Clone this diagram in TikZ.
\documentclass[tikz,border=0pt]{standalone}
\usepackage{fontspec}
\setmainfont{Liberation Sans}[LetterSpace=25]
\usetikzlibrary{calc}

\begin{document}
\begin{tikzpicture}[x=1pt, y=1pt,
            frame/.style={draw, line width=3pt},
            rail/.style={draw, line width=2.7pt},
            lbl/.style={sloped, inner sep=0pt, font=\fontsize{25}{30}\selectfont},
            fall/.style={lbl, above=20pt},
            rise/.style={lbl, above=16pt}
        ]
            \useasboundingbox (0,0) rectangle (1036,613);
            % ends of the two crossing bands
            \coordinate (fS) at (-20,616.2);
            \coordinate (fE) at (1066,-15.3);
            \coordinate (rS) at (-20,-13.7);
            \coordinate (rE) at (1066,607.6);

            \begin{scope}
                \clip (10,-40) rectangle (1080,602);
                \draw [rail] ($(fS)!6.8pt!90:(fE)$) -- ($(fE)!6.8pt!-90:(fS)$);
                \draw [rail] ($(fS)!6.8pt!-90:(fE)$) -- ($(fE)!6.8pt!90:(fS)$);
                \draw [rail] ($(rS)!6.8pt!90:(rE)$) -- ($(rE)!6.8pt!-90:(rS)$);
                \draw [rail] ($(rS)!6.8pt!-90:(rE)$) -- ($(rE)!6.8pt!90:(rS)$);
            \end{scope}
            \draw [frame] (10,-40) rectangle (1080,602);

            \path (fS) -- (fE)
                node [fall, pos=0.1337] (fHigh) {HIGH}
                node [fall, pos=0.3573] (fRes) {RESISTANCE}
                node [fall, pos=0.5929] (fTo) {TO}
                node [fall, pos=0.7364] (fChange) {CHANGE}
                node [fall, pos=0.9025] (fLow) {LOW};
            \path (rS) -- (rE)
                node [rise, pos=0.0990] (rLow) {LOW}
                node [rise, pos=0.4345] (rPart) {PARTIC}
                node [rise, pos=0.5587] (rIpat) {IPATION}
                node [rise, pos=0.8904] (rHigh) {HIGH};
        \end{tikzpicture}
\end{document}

---

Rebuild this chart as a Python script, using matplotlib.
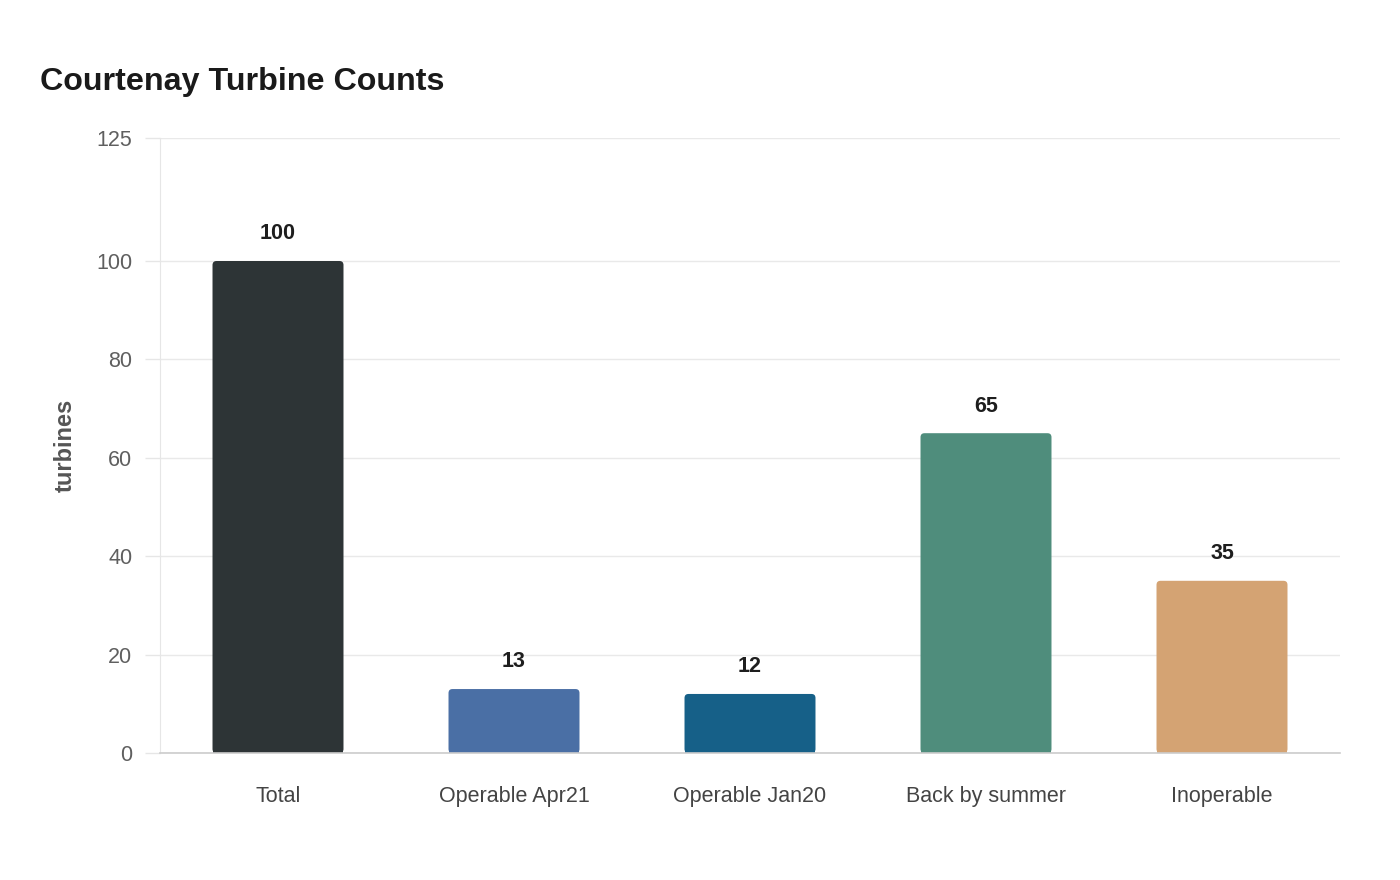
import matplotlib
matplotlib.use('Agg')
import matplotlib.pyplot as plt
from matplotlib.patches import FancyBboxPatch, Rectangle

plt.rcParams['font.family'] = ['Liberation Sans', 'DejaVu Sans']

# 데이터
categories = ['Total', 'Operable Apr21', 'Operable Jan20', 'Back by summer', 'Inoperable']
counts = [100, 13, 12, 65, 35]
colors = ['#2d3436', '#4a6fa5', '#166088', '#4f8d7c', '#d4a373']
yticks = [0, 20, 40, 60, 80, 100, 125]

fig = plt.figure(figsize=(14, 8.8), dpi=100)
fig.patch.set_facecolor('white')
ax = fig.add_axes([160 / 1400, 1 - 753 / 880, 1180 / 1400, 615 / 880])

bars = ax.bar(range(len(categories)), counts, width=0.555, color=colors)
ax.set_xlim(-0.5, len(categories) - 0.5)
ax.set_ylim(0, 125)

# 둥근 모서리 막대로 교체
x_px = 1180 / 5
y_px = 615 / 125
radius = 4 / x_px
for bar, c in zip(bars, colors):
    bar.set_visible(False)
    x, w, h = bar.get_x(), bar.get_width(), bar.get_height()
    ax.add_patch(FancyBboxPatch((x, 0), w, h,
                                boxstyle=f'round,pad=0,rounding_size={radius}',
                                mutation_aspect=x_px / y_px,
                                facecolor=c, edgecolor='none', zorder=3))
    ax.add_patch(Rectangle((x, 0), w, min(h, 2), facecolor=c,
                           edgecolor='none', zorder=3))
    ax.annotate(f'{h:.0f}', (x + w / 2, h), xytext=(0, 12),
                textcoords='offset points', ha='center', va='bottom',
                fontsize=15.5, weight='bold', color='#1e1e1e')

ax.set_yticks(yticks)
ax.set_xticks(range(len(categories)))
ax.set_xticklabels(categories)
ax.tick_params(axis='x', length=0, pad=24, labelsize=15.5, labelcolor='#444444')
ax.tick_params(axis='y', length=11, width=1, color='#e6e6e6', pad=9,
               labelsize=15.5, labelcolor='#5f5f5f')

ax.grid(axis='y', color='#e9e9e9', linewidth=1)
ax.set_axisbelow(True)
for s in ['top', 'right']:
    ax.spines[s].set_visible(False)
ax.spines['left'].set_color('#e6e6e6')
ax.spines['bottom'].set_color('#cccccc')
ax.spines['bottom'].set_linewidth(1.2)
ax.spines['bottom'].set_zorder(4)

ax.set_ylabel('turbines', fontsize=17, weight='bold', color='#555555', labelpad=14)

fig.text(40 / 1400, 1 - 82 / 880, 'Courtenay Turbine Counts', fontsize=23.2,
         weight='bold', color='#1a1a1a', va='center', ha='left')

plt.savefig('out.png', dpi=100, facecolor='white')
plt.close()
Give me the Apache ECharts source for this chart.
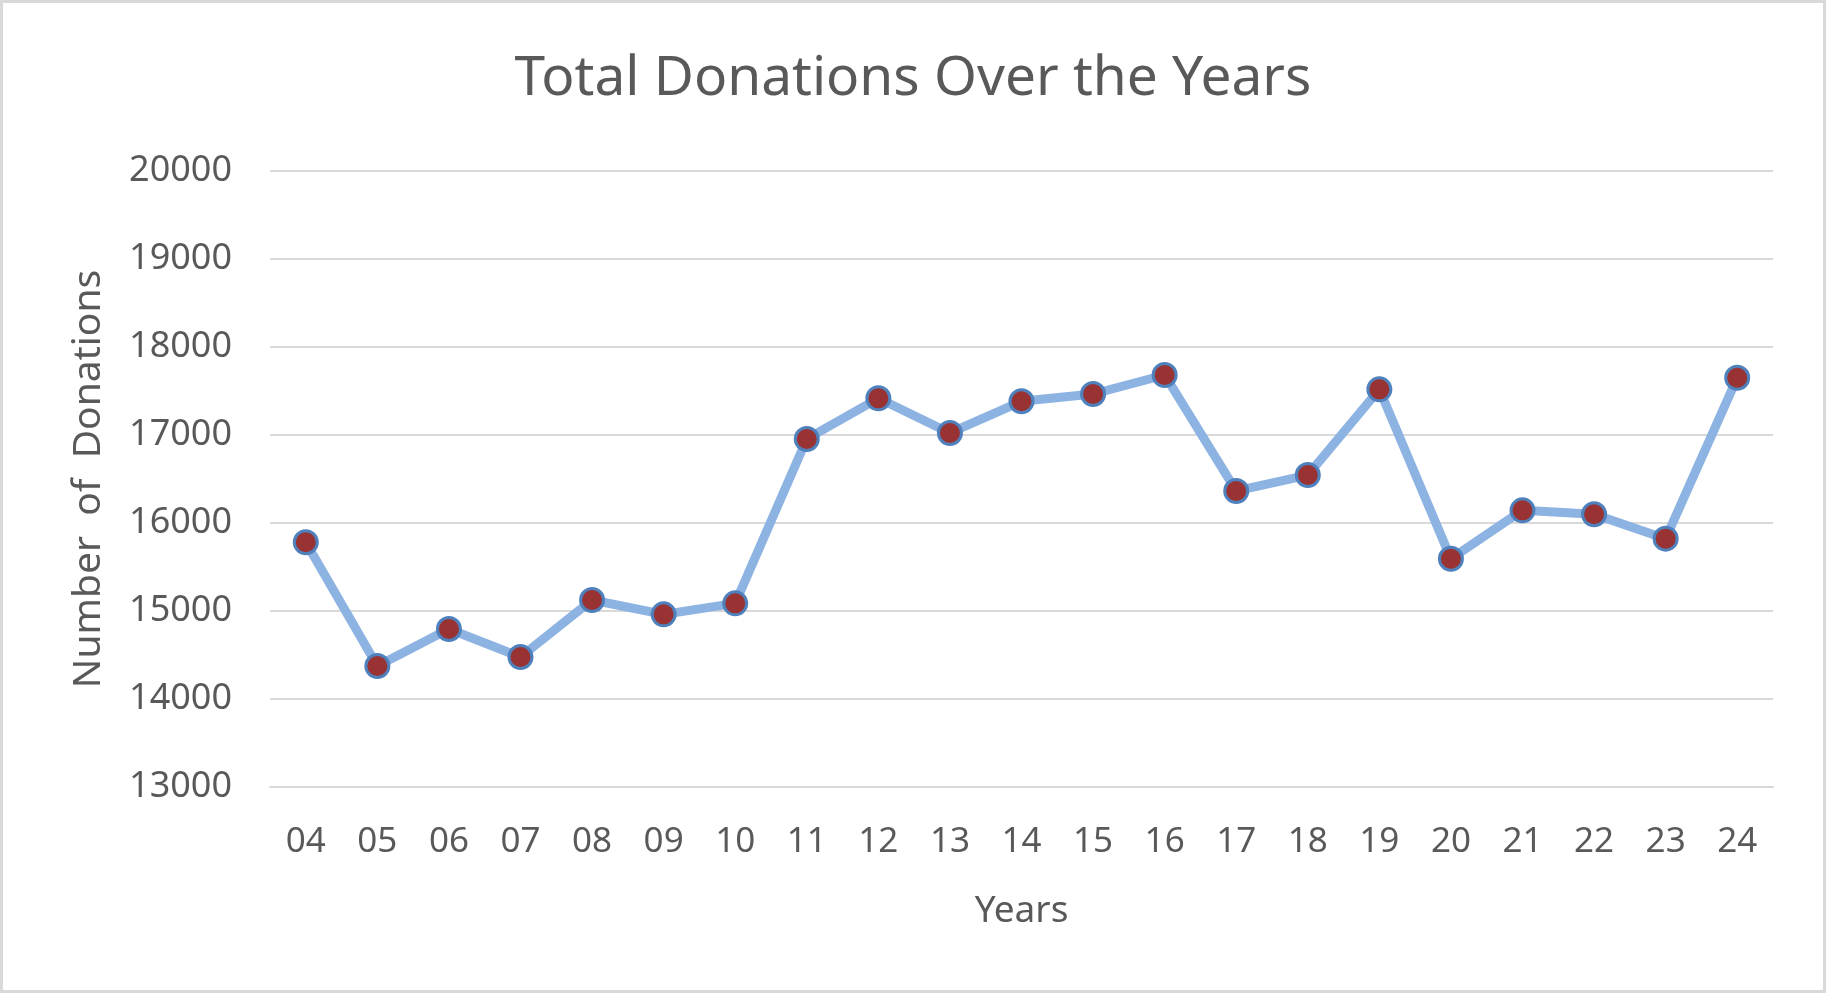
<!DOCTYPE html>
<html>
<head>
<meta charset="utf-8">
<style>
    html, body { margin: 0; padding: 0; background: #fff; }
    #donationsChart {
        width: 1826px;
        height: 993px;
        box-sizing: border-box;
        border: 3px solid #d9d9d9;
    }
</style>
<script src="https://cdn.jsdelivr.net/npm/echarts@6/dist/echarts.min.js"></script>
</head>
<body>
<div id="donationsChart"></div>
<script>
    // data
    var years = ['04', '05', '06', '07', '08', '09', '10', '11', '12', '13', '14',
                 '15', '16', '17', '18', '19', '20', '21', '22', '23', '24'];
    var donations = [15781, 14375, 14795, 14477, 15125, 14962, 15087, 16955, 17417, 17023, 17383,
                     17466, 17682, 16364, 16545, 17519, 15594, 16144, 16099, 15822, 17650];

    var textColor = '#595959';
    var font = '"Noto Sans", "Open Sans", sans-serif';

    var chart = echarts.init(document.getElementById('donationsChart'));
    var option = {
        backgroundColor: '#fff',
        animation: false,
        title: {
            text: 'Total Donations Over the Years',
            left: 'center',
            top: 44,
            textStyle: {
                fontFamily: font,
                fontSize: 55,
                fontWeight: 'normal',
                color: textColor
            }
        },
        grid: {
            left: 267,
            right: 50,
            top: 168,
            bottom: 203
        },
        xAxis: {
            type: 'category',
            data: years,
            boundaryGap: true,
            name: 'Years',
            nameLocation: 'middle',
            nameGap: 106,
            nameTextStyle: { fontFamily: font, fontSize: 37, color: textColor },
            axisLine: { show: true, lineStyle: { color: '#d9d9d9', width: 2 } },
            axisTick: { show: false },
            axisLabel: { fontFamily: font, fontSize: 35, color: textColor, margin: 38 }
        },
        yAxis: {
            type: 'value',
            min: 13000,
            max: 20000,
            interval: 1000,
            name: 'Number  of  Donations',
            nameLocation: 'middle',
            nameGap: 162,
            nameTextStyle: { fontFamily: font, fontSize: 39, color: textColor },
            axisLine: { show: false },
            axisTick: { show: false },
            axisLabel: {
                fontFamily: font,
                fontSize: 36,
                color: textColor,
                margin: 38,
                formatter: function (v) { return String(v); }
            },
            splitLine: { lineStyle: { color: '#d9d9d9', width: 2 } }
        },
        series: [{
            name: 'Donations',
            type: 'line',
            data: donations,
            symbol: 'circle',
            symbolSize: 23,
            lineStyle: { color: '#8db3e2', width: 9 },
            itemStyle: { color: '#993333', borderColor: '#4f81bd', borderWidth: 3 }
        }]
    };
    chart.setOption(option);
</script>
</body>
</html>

- _What you should do_:
Go through the entries and return each line where the word "script" appears.

- _Complete output_:
Rebuild this chart as a Python script, using matplotlib.
<script src="https://cdn.jsdelivr.net/npm/echarts@6/dist/echarts.min.js"></script>
<script>
</script>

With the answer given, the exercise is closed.